All three Baltic states are struggling to balance their public finances as their economies are rapidly cooling, with Latvia and Estonia already in technical recession.

“I think it is a realistic budget, based on sound calculations,” the Finance Minister Rimantas Sadzius told a press conference after the cabinet meeting.
The finance ministry on Tuesday cut its economic growth forecast for 2009 to 1.5 percent from 4.5 percent in April, two days after the centre-right and populist opposition led in the first round of general elections on Sunday.

Sadzius said falling revenues, especially from the value-added tax (VAT), were behind the planned budget deficit.
The budget proposal set spending for next year at 28.2 billion Lithuanian litas ($11.2 billion), up from 26.6 billion litas planned in 2008, while revenues were seen falling to 25.5 billion litas from 25.6 billion litas estimated for this year.
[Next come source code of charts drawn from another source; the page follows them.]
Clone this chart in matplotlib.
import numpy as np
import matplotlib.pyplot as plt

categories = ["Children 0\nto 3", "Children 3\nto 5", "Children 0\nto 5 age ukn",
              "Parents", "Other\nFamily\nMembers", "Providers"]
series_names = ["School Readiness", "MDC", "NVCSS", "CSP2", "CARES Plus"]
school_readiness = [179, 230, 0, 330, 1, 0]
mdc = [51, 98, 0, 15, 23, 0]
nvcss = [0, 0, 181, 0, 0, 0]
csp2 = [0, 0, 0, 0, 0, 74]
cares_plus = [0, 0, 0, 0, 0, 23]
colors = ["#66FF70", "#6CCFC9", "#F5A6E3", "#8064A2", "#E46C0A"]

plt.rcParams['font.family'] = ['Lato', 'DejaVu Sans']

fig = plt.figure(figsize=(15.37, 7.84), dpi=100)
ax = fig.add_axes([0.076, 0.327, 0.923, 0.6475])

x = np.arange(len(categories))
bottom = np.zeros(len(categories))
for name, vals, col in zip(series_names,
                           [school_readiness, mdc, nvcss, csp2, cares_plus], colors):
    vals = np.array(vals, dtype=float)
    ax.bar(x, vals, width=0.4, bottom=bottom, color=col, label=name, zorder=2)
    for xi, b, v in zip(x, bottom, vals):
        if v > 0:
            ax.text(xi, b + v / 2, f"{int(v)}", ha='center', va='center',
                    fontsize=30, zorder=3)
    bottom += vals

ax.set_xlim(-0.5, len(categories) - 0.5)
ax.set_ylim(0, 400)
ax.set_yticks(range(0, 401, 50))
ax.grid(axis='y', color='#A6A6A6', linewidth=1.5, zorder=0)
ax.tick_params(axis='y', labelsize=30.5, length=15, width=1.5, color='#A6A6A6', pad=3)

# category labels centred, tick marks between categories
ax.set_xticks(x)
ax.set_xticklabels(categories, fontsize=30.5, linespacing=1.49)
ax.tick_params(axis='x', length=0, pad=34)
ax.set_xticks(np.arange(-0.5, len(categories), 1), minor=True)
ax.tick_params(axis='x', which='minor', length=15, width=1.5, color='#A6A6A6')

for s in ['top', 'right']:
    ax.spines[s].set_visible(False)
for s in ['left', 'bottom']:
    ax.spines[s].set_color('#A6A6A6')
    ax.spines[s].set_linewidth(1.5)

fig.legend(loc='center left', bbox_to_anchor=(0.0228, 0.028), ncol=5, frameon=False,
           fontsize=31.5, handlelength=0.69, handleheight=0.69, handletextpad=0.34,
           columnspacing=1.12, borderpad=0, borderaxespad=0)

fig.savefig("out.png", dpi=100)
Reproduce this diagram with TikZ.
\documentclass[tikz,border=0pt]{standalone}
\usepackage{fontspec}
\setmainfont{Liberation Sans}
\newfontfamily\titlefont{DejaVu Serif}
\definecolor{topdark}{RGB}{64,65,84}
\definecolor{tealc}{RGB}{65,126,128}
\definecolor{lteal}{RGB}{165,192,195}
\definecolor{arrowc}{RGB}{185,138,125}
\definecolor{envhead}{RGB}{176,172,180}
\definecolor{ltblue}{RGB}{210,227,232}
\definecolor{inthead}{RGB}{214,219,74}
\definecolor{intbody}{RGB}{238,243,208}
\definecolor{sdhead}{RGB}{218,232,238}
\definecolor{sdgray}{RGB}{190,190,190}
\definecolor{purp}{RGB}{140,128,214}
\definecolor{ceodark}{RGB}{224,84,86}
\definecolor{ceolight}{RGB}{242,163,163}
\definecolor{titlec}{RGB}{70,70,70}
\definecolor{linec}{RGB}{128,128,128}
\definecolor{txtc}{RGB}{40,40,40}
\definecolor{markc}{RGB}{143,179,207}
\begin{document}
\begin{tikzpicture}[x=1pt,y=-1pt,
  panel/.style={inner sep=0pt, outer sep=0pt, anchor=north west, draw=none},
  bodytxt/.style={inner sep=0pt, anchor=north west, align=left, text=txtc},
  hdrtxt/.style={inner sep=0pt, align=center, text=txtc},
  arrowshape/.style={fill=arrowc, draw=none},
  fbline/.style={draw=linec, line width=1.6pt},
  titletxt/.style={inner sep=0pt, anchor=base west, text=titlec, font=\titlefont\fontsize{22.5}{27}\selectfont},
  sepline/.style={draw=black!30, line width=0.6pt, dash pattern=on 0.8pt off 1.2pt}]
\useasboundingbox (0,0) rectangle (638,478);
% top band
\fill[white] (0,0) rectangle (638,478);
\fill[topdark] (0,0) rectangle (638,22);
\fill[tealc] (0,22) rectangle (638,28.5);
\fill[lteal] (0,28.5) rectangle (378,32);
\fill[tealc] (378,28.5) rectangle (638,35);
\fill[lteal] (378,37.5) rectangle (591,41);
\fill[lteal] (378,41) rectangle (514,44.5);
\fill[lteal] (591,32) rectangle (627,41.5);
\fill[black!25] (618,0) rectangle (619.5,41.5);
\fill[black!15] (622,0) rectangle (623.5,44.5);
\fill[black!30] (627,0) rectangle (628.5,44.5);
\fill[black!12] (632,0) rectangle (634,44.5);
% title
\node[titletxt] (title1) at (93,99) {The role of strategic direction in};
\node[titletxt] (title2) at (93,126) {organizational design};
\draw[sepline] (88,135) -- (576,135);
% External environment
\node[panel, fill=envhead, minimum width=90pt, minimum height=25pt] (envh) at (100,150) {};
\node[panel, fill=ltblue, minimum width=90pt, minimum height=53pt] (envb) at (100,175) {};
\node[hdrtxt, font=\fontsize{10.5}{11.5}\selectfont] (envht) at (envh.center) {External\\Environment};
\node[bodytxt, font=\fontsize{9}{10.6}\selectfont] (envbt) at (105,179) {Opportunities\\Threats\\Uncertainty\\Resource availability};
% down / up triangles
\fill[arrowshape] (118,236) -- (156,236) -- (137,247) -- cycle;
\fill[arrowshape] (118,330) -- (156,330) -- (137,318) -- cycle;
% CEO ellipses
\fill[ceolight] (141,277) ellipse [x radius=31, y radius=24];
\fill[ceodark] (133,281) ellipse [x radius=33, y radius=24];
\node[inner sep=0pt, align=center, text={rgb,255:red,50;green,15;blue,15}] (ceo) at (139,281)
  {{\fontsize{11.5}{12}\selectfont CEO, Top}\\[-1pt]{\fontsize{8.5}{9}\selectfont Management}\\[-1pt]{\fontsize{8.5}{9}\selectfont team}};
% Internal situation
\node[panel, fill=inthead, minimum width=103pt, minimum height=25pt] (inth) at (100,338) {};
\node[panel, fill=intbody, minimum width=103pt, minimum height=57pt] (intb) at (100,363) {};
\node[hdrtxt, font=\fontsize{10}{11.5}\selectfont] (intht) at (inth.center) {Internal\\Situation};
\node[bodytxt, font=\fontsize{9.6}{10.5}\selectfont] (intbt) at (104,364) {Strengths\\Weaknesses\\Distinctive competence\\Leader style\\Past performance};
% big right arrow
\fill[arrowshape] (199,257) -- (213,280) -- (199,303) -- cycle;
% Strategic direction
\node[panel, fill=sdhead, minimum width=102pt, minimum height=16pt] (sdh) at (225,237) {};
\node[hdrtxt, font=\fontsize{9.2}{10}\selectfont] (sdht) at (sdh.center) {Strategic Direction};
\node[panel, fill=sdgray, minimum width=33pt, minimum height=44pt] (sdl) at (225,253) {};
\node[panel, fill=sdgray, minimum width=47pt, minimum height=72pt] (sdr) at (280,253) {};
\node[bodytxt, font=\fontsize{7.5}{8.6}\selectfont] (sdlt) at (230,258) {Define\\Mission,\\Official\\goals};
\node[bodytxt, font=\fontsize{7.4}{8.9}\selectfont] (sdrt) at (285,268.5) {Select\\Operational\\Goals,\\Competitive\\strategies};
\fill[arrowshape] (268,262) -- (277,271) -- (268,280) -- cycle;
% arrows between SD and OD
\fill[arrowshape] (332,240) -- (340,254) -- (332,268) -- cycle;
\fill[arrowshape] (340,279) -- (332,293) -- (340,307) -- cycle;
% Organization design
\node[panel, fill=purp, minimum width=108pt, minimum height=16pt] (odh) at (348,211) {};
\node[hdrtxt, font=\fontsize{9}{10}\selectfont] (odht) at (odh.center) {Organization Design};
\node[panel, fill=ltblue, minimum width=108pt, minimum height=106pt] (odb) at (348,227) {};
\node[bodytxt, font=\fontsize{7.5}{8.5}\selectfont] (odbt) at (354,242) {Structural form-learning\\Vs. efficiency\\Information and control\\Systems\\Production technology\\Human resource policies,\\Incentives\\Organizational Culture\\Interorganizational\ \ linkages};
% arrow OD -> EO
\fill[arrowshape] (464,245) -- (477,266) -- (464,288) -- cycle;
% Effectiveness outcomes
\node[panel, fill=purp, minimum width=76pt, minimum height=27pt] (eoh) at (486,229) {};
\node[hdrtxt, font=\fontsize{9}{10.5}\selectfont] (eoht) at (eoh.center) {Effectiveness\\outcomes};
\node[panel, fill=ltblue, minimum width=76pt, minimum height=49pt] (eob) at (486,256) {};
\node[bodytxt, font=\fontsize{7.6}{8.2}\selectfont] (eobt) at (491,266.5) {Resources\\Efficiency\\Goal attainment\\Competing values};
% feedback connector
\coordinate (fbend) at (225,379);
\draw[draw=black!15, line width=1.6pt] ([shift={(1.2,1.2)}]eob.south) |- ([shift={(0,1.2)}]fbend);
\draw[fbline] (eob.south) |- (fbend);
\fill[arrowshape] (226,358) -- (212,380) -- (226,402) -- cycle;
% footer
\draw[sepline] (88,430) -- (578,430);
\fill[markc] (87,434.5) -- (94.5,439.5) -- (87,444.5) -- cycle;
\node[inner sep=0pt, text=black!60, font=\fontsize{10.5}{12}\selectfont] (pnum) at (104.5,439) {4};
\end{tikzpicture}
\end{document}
The national budget, which includes state and municipal budgets, had spending and revenues set at 30.2 billion litas and 32.8 billion litas respectively.

BUDGET SCARES OPPOSITION

“The situation with the budget is scary… We would seek to cut the deficit,” Andrius Kubilius, a leader of the opposition Homeland Union-Lithuania Christian Democrats, which might become the biggest party in the parliament after the second round of the election, due on October 26.
“The main question is whether we would be able to borrow enough in the current global financial situation,” he added.
The finance minister declined to comment on the plans to launch a 400 million euro ($550 million) eurobond issue, which was postponed several times this year due to global financial turmoil.

Sadzius only said the government was planning to borrow both at home and abroad, with the general borrowing requirement, including refinancing of maturing loans, to amount close to 6 billion litas next year.

Prime Minister Gediminas Kirkilas tried to downplay worries about the budget deficit.
“The situation is not tragic since our deficit will be among the lowest in the European Union,” he told Lithuania state radio.
Kirkilas said deficit was unavoidable due to the need to raise wages for public sector employees, including a long-term agreement reached with teachers’ trade unions.

Neighbouring Latvia said it planned to have a deficit of 1.85 percent of GDP, while the Estonian government said its next year’s draft budget is a balanced one, a claim disputed by media in the country.